> [Do this] Make an exact copy of all the material below, apart from the pictures.

> [Provided data]
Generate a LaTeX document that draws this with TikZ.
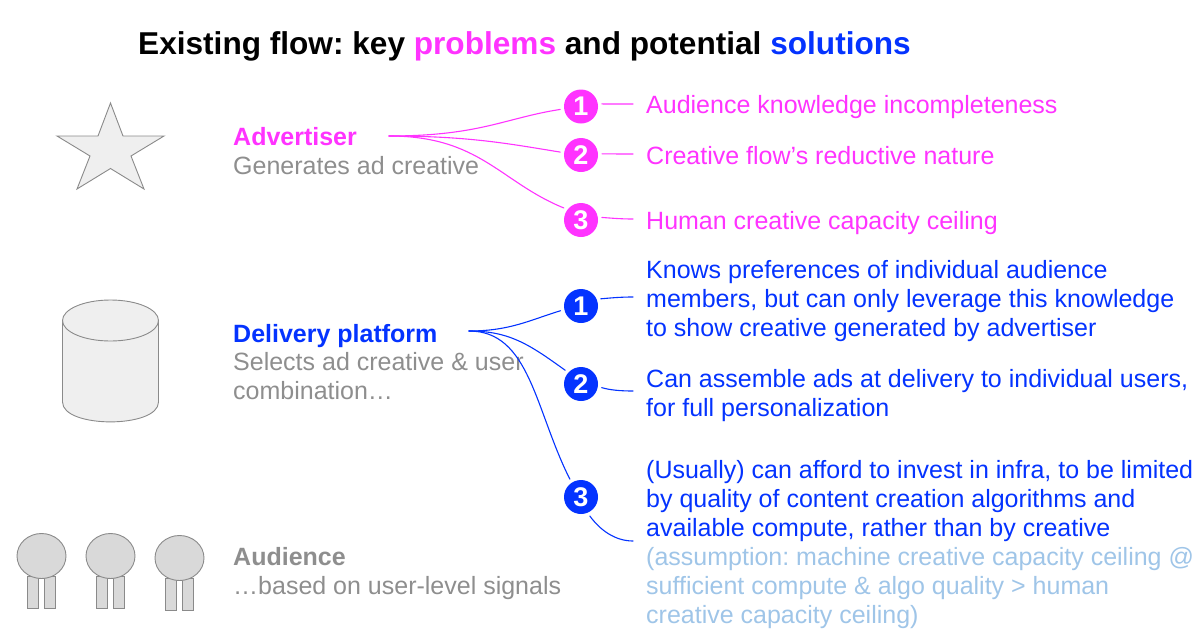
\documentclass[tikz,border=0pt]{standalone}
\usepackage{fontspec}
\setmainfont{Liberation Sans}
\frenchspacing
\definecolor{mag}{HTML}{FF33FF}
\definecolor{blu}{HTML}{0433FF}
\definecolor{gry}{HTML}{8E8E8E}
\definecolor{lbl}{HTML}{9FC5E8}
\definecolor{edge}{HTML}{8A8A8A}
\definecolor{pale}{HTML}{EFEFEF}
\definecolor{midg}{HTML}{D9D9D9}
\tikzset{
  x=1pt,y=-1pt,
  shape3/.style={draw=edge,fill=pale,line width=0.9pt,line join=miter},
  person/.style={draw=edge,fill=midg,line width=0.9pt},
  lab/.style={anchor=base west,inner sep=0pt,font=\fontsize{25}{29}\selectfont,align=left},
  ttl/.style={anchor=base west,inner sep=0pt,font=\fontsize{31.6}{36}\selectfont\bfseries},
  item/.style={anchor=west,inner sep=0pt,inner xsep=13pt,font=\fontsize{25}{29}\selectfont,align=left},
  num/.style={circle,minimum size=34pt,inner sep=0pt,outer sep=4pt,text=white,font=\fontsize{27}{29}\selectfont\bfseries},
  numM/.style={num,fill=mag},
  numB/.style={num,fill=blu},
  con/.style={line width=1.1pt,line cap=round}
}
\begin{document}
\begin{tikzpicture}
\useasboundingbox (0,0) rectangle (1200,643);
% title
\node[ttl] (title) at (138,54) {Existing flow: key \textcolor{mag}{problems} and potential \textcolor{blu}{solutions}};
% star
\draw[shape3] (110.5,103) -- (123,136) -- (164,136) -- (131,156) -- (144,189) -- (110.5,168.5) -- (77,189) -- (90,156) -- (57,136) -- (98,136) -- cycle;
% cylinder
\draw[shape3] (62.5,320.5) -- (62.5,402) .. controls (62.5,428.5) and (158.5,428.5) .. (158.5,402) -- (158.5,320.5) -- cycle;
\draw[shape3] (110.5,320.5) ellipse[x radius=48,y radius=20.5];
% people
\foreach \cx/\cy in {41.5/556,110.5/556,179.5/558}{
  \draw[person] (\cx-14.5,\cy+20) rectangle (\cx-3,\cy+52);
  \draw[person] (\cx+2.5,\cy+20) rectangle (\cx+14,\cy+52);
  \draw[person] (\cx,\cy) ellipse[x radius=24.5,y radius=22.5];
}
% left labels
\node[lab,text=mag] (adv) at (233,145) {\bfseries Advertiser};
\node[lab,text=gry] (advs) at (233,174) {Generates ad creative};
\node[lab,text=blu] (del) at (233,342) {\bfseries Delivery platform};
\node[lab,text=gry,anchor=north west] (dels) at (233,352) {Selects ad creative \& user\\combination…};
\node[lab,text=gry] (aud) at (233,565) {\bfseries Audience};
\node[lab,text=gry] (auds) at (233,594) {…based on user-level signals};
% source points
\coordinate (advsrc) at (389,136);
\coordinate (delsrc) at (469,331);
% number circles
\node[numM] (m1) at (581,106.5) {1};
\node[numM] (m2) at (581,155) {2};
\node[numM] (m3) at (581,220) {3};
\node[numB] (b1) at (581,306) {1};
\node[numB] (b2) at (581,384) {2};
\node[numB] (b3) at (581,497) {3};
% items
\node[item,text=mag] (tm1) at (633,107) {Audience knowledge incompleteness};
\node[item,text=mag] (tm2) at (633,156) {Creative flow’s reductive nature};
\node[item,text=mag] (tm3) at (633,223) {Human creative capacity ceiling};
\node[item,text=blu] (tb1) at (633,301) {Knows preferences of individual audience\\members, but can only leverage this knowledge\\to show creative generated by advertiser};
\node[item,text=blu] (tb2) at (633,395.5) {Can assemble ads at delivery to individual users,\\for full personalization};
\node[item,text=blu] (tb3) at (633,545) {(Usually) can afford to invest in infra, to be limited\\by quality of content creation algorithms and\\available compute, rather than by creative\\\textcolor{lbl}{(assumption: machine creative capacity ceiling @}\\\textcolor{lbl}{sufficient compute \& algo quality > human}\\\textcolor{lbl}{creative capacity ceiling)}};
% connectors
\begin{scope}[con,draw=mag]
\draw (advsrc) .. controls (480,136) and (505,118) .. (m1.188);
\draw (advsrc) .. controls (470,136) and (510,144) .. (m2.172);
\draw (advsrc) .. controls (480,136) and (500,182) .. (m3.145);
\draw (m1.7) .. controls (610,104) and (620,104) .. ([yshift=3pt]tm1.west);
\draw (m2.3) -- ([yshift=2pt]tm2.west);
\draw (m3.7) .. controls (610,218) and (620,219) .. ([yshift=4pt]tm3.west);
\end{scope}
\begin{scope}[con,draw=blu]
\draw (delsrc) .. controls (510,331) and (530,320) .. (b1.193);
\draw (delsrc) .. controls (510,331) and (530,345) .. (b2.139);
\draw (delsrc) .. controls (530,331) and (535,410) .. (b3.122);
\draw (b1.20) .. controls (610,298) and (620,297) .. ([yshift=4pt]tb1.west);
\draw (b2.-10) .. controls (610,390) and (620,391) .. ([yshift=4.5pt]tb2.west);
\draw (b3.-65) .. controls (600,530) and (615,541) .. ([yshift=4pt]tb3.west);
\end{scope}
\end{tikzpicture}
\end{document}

> [Worked solution]
Generate a LaTeX document that draws this with TikZ.
\documentclass[tikz,border=0pt]{standalone}
\usepackage{fontspec}
\setmainfont{Liberation Sans}
\frenchspacing
\definecolor{mag}{HTML}{FF33FF}
\definecolor{blu}{HTML}{0433FF}
\definecolor{gry}{HTML}{8E8E8E}
\definecolor{lbl}{HTML}{9FC5E8}
\definecolor{edge}{HTML}{8A8A8A}
\definecolor{pale}{HTML}{EFEFEF}
\definecolor{midg}{HTML}{D9D9D9}
\tikzset{
  x=1pt,y=-1pt,
  shape3/.style={draw=edge,fill=pale,line width=0.9pt,line join=miter},
  person/.style={draw=edge,fill=midg,line width=0.9pt},
  lab/.style={anchor=base west,inner sep=0pt,font=\fontsize{25}{29}\selectfont,align=left},
  ttl/.style={anchor=base west,inner sep=0pt,font=\fontsize{31.6}{36}\selectfont\bfseries},
  item/.style={anchor=west,inner sep=0pt,inner xsep=13pt,font=\fontsize{25}{29}\selectfont,align=left},
  num/.style={circle,minimum size=34pt,inner sep=0pt,outer sep=4pt,text=white,font=\fontsize{27}{29}\selectfont\bfseries},
  numM/.style={num,fill=mag},
  numB/.style={num,fill=blu},
  con/.style={line width=1.1pt,line cap=round}
}
\begin{document}
\begin{tikzpicture}
\useasboundingbox (0,0) rectangle (1200,643);
% title
\node[ttl] (title) at (138,54) {Existing flow: key \textcolor{mag}{problems} and potential \textcolor{blu}{solutions}};
% star
\draw[shape3] (110.5,103) -- (123,136) -- (164,136) -- (131,156) -- (144,189) -- (110.5,168.5) -- (77,189) -- (90,156) -- (57,136) -- (98,136) -- cycle;
% cylinder
\draw[shape3] (62.5,320.5) -- (62.5,402) .. controls (62.5,428.5) and (158.5,428.5) .. (158.5,402) -- (158.5,320.5) -- cycle;
\draw[shape3] (110.5,320.5) ellipse[x radius=48,y radius=20.5];
% people
\foreach \cx/\cy in {41.5/556,110.5/556,179.5/558}{
  \draw[person] (\cx-14.5,\cy+20) rectangle (\cx-3,\cy+52);
  \draw[person] (\cx+2.5,\cy+20) rectangle (\cx+14,\cy+52);
  \draw[person] (\cx,\cy) ellipse[x radius=24.5,y radius=22.5];
}
% left labels
\node[lab,text=mag] (adv) at (233,145) {\bfseries Advertiser};
\node[lab,text=gry] (advs) at (233,174) {Generates ad creative};
\node[lab,text=blu] (del) at (233,342) {\bfseries Delivery platform};
\node[lab,text=gry,anchor=north west] (dels) at (233,352) {Selects ad creative \& user\\combination…};
\node[lab,text=gry] (aud) at (233,565) {\bfseries Audience};
\node[lab,text=gry] (auds) at (233,594) {…based on user-level signals};
% source points
\coordinate (advsrc) at (389,136);
\coordinate (delsrc) at (469,331);
% number circles
\node[numM] (m1) at (581,106.5) {1};
\node[numM] (m2) at (581,155) {2};
\node[numM] (m3) at (581,220) {3};
\node[numB] (b1) at (581,306) {1};
\node[numB] (b2) at (581,384) {2};
\node[numB] (b3) at (581,497) {3};
% items
\node[item,text=mag] (tm1) at (633,107) {Audience knowledge incompleteness};
\node[item,text=mag] (tm2) at (633,156) {Creative flow’s reductive nature};
\node[item,text=mag] (tm3) at (633,223) {Human creative capacity ceiling};
\node[item,text=blu] (tb1) at (633,301) {Knows preferences of individual audience\\members, but can only leverage this knowledge\\to show creative generated by advertiser};
\node[item,text=blu] (tb2) at (633,395.5) {Can assemble ads at delivery to individual users,\\for full personalization};
\node[item,text=blu] (tb3) at (633,545) {(Usually) can afford to invest in infra, to be limited\\by quality of content creation algorithms and\\available compute, rather than by creative\\\textcolor{lbl}{(assumption: machine creative capacity ceiling @}\\\textcolor{lbl}{sufficient compute \& algo quality > human}\\\textcolor{lbl}{creative capacity ceiling)}};
% connectors
\begin{scope}[con,draw=mag]
\draw (advsrc) .. controls (480,136) and (505,118) .. (m1.188);
\draw (advsrc) .. controls (470,136) and (510,144) .. (m2.172);
\draw (advsrc) .. controls (480,136) and (500,182) .. (m3.145);
\draw (m1.7) .. controls (610,104) and (620,104) .. ([yshift=3pt]tm1.west);
\draw (m2.3) -- ([yshift=2pt]tm2.west);
\draw (m3.7) .. controls (610,218) and (620,219) .. ([yshift=4pt]tm3.west);
\end{scope}
\begin{scope}[con,draw=blu]
\draw (delsrc) .. controls (510,331) and (530,320) .. (b1.193);
\draw (delsrc) .. controls (510,331) and (530,345) .. (b2.139);
\draw (delsrc) .. controls (530,331) and (535,410) .. (b3.122);
\draw (b1.20) .. controls (610,298) and (620,297) .. ([yshift=4pt]tb1.west);
\draw (b2.-10) .. controls (610,390) and (620,391) .. ([yshift=4.5pt]tb2.west);
\draw (b3.-65) .. controls (600,530) and (615,541) .. ([yshift=4pt]tb3.west);
\end{scope}
\end{tikzpicture}
\end{document}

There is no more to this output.